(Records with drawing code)
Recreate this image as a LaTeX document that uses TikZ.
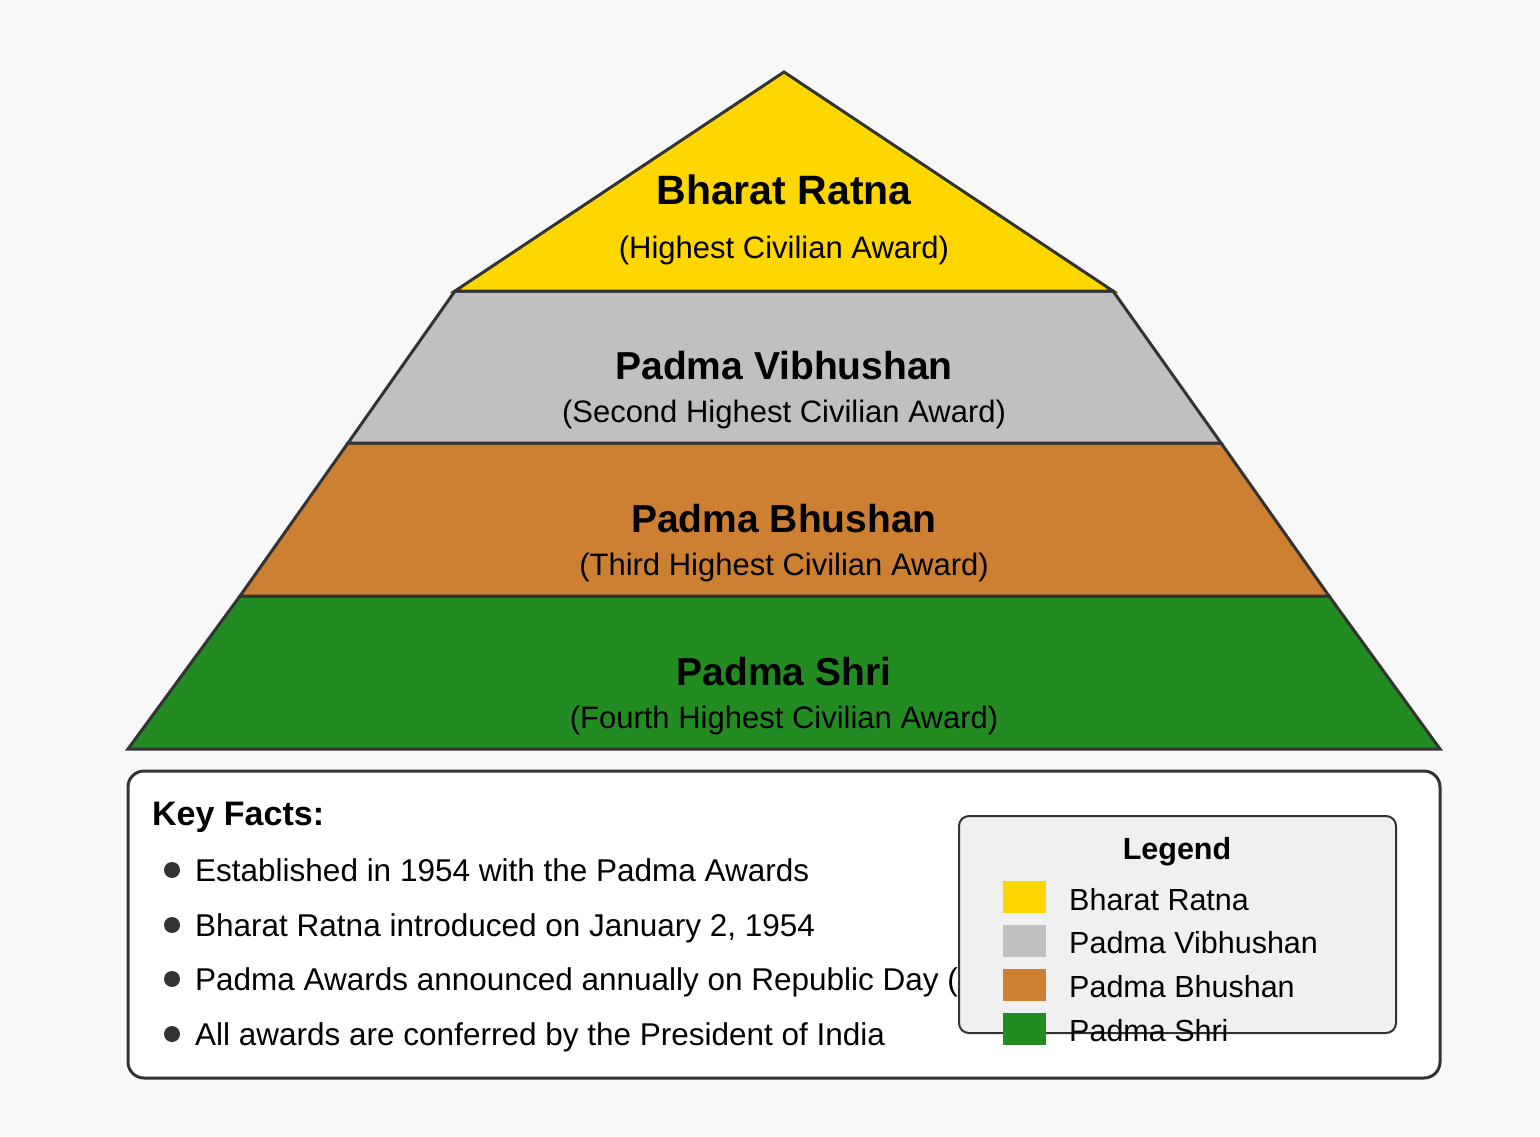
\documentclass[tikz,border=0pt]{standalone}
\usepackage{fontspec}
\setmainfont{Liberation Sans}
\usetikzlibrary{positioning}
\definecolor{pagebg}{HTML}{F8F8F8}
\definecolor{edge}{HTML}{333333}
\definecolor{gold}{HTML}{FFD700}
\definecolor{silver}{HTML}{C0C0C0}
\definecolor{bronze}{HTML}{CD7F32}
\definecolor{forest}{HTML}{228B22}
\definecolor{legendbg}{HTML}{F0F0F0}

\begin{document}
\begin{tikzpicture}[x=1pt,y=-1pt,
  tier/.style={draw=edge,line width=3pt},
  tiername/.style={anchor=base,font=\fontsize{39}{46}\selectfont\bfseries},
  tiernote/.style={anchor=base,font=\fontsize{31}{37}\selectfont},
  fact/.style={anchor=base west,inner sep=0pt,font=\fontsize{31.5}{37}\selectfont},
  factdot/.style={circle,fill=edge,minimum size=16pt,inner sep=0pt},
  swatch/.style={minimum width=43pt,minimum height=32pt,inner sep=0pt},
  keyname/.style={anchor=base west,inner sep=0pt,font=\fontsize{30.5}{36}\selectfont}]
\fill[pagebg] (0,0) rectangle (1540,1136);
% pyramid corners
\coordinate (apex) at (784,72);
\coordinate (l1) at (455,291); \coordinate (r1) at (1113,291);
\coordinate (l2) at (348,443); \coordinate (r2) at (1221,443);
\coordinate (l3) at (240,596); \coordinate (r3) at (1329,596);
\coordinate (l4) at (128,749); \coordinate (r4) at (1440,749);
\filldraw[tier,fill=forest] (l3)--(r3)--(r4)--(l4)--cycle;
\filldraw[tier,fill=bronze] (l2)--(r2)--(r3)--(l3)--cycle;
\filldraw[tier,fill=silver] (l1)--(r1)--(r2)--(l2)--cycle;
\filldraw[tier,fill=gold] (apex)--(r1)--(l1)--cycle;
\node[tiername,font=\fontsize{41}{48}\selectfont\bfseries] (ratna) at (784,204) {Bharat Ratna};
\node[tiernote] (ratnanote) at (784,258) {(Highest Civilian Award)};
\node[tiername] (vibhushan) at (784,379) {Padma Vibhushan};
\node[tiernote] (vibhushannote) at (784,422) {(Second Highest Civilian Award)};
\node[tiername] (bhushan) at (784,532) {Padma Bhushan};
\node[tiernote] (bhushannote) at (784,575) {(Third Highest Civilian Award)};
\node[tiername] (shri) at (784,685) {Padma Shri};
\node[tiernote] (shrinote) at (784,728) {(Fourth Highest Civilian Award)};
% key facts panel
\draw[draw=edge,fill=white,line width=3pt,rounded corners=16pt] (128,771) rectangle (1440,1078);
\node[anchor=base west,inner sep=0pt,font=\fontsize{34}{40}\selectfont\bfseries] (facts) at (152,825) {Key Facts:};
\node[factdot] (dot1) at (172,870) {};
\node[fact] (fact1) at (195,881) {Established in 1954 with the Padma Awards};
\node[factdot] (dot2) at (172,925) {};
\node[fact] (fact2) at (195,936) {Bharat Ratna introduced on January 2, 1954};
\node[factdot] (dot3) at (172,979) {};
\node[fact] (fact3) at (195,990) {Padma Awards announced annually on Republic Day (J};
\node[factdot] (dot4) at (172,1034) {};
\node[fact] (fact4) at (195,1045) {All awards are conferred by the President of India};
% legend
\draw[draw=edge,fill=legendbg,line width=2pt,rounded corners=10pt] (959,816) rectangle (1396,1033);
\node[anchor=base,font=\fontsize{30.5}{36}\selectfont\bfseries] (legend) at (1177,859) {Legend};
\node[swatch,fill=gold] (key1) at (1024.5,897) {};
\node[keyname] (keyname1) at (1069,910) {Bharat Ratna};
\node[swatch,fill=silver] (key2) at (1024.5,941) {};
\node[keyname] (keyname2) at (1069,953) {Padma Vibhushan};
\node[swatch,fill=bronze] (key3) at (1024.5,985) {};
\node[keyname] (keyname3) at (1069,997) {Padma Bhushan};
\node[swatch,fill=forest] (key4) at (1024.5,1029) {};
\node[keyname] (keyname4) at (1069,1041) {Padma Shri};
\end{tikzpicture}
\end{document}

...

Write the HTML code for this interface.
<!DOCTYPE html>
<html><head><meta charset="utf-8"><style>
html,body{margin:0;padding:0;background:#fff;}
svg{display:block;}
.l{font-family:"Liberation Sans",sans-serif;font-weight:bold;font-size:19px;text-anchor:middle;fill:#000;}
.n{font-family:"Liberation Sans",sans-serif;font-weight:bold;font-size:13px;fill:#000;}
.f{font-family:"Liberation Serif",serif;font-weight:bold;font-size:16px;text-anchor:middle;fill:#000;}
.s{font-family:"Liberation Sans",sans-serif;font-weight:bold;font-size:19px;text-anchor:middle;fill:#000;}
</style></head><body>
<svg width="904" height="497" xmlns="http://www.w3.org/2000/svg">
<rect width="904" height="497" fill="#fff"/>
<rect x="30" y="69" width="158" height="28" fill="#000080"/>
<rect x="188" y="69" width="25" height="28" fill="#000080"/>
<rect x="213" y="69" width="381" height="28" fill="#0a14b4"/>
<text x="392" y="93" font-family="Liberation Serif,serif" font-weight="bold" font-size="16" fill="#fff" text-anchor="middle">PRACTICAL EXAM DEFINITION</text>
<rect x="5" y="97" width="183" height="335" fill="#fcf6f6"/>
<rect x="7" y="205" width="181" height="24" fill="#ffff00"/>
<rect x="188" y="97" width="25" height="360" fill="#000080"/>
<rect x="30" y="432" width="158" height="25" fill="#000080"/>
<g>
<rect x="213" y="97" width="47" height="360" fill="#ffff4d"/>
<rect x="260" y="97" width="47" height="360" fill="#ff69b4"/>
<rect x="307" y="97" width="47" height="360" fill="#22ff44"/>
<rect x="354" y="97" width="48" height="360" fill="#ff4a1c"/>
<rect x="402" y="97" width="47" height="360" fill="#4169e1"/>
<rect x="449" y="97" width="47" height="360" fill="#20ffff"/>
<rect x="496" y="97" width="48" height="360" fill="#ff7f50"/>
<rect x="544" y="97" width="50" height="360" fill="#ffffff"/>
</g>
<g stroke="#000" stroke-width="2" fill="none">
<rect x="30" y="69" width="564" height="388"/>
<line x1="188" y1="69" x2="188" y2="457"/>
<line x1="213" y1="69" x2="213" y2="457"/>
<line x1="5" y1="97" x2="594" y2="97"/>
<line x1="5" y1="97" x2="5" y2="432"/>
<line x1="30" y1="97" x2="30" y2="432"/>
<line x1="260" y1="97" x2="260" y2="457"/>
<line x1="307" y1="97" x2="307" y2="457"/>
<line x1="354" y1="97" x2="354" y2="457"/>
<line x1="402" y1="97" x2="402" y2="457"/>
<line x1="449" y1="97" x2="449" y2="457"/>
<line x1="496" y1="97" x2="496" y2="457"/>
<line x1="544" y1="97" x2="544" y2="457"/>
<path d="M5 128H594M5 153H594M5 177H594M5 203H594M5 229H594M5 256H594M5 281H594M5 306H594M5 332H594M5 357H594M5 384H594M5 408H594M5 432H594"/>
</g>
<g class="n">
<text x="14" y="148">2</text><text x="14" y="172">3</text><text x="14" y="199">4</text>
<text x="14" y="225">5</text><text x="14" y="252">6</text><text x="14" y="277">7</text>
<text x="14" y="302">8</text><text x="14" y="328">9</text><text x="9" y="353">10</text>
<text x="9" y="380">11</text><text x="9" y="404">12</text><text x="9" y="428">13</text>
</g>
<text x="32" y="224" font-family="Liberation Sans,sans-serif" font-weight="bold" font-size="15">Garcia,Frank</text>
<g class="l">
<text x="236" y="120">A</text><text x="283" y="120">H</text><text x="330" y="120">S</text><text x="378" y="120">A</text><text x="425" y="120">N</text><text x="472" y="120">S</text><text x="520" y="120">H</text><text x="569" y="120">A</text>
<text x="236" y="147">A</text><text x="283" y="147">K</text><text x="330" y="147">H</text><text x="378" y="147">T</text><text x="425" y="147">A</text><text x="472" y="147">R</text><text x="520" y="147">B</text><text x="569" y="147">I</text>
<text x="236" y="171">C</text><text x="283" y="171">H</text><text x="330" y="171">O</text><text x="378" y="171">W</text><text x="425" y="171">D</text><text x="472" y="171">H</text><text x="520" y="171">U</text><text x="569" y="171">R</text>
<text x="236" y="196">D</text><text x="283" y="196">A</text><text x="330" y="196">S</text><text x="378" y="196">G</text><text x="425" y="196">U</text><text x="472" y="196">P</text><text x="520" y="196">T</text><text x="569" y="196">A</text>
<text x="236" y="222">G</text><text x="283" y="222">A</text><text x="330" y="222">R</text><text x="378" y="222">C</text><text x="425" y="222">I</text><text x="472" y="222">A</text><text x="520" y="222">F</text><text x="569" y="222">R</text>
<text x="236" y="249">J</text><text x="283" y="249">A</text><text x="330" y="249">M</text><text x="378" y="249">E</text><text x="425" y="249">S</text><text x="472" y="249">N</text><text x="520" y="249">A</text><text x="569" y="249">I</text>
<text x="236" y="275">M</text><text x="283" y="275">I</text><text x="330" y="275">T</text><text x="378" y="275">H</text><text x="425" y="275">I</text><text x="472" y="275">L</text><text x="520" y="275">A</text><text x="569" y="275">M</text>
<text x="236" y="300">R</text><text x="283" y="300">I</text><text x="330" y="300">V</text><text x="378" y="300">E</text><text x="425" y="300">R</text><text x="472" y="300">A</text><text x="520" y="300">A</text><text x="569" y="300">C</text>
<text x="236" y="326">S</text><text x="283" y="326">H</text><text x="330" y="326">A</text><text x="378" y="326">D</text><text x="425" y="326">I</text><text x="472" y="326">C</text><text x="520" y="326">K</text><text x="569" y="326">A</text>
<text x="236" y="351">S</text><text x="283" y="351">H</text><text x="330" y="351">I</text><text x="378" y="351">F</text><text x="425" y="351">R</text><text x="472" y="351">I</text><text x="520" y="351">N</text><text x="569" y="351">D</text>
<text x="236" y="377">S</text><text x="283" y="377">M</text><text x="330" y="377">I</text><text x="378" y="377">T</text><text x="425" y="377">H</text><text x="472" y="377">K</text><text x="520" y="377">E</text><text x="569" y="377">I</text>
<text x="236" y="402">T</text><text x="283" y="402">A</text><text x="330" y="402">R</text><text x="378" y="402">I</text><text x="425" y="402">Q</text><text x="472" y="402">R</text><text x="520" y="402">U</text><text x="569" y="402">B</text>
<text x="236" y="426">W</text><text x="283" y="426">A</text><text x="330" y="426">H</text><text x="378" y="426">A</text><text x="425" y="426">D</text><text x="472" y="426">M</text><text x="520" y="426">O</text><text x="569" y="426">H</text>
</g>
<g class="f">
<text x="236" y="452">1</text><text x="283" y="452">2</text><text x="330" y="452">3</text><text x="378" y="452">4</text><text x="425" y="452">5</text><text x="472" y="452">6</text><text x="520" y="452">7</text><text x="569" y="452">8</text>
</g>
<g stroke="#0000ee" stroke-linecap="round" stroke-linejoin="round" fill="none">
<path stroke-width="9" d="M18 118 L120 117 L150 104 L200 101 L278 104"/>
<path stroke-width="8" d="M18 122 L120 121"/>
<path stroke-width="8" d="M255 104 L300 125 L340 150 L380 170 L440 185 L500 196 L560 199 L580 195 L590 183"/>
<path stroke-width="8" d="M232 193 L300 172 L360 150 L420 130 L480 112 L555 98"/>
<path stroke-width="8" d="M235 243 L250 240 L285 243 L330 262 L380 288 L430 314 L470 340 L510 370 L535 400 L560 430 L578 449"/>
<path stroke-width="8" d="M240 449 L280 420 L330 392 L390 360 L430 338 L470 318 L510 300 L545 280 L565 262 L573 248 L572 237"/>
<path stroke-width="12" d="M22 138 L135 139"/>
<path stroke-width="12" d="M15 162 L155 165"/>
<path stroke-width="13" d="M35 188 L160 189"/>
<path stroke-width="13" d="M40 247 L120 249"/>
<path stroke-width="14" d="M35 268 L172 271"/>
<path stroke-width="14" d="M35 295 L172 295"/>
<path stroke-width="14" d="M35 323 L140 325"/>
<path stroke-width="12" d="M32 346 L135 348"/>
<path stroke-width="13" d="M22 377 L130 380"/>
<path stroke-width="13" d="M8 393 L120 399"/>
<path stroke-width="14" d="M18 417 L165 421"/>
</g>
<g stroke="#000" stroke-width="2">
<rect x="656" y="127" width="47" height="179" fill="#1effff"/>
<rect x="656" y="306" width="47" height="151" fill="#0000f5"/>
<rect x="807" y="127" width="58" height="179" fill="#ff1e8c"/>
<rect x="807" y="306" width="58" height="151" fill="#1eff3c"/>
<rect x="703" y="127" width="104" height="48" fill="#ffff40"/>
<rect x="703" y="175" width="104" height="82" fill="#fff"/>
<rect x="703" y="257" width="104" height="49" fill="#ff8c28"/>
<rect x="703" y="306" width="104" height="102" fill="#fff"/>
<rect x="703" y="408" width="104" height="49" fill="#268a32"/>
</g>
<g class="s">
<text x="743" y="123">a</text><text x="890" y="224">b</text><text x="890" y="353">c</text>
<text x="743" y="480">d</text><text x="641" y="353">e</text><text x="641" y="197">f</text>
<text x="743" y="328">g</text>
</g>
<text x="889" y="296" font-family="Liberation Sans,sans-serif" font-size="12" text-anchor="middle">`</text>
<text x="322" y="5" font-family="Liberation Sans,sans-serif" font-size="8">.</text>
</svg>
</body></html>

**Goal of the exercise:**
Using the entries above, find all lines with "this". Copy them.

**Result:**
Recreate this image as a LaTeX document that uses TikZ.
Write the HTML code for this interface.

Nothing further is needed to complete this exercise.